The second commandment's prohibition against human-made images exists because God intended to provide the only perfect image Himself: Jesus Christ. As Paul explains in Colossians, Jesus is the "image of the invisible God," the exact representation of His being. While the Old Testament people knew God primarily through voice and word, the New Testament reveals that the invisible God has become visible by taking on flesh. Jesus does not abolish the second commandment but fulfills it; he replaces static, human-distorting representations with a living, breathing reality that reflects God’s glory without diminishing or controlling it.

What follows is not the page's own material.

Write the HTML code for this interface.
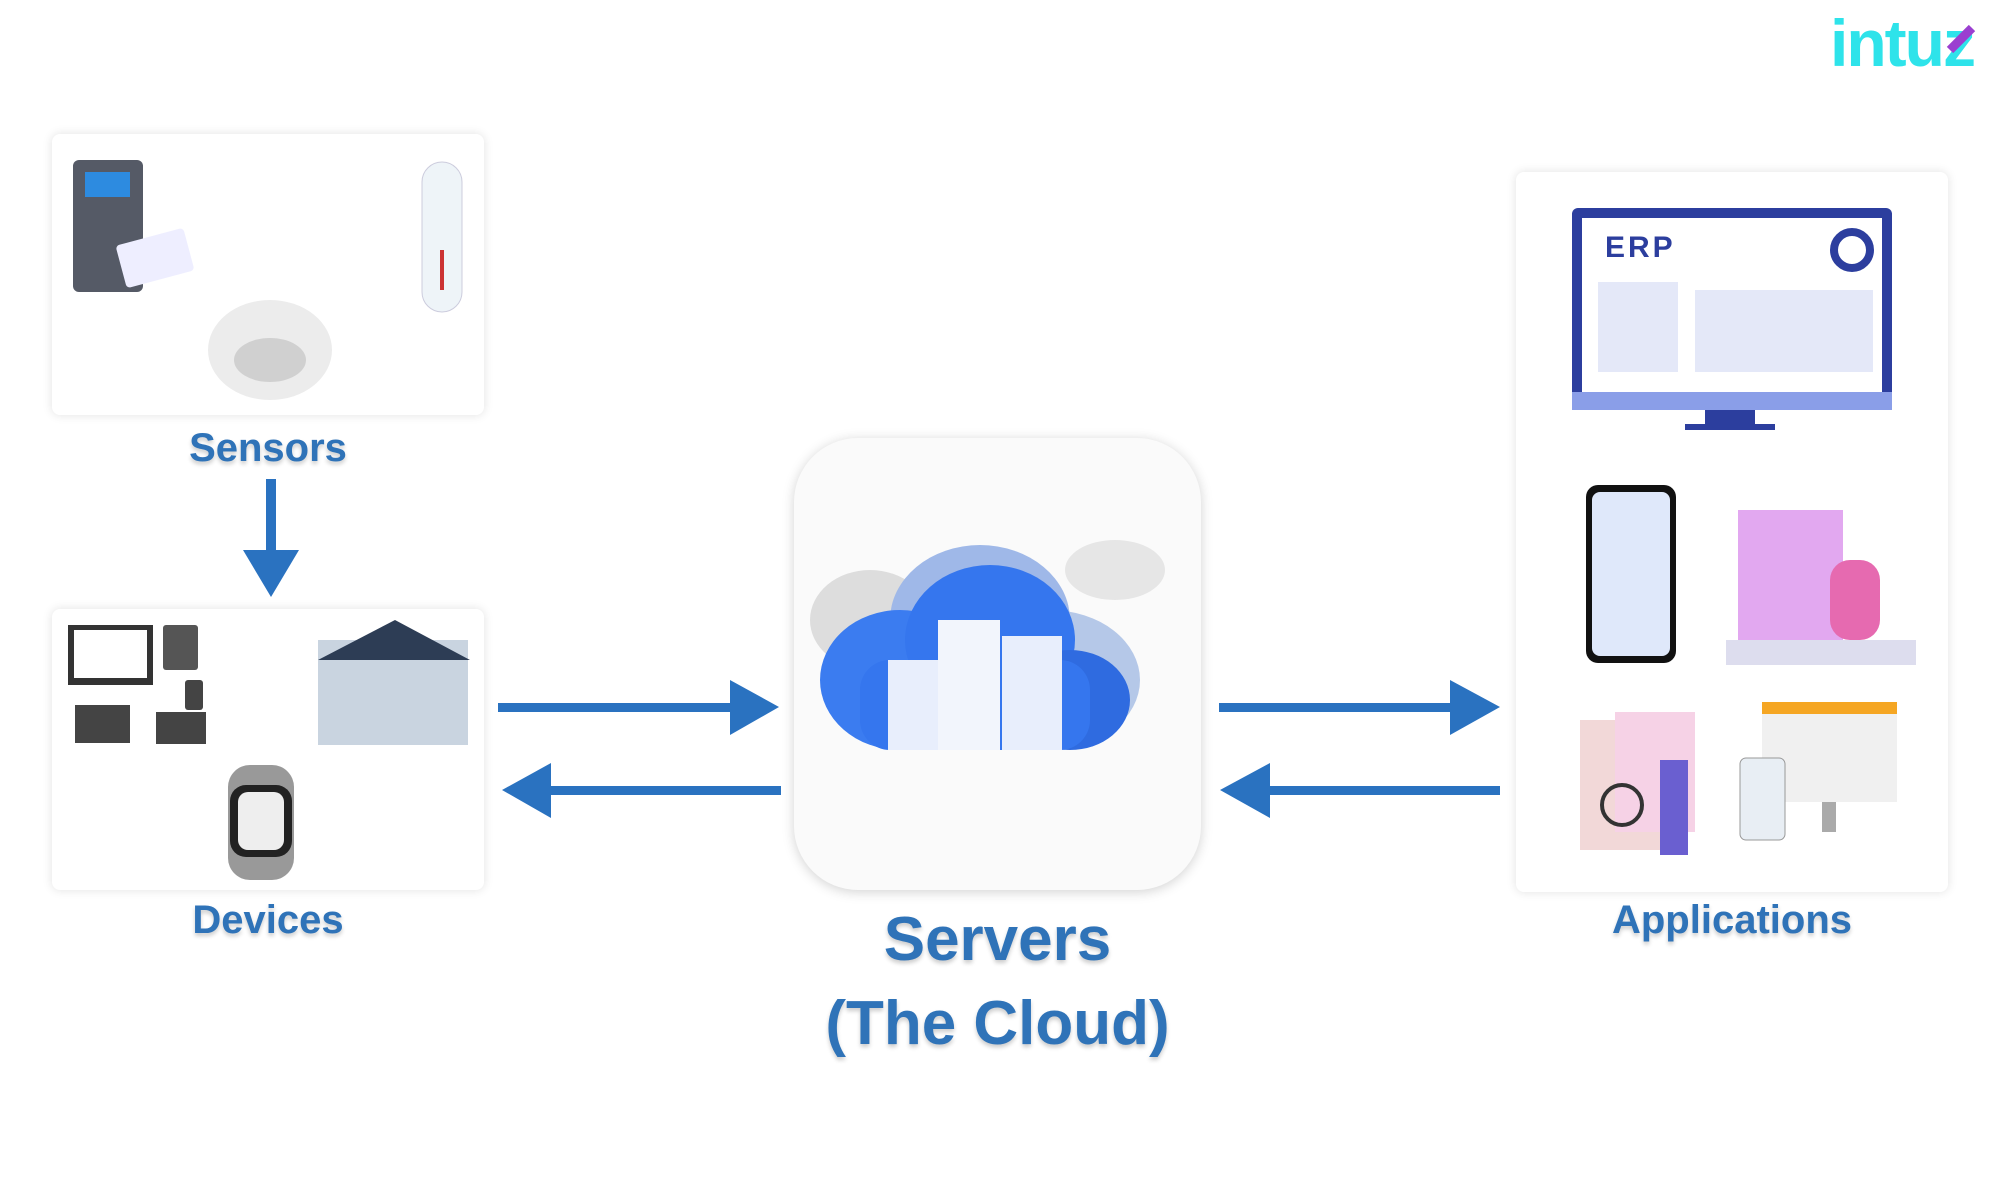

When we look at Jesus, we encounter a God who defies our small, inherited assumptions. We see a God who is tender enough to hold children, yet fierce enough to overturn tables; a God whose power is displayed in the vulnerability of the cross rather than in worldly domination. Jesus consistently shatters our "manageable" images by healing on the Sabbath, eating with outcasts, and offering radical mercy. The second commandment protects us from being trapped by our own narrow understanding so that when the true Image appears, we are free to let Him reshape our theology rather than forcing Him to fit into it.
Ultimately, the goal of Christian discipleship is to transition from relating to God through inherited images to relating to God through the person of Jesus. This requires a willingness to be surprised and challenged by the Gospels, allowing Jesus' priorities—His compassion for the broken and His demand for holiness—to become our primary lens for seeing the Father. Because we are prone to edit and shrink God to fit our comfort, we must rely on the only "undistorted revelation." In Jesus, the living image, we discover a God who is not a static portrait to be studied, but a presence who loves, speaks, and calls us to be reshaped in His likeness.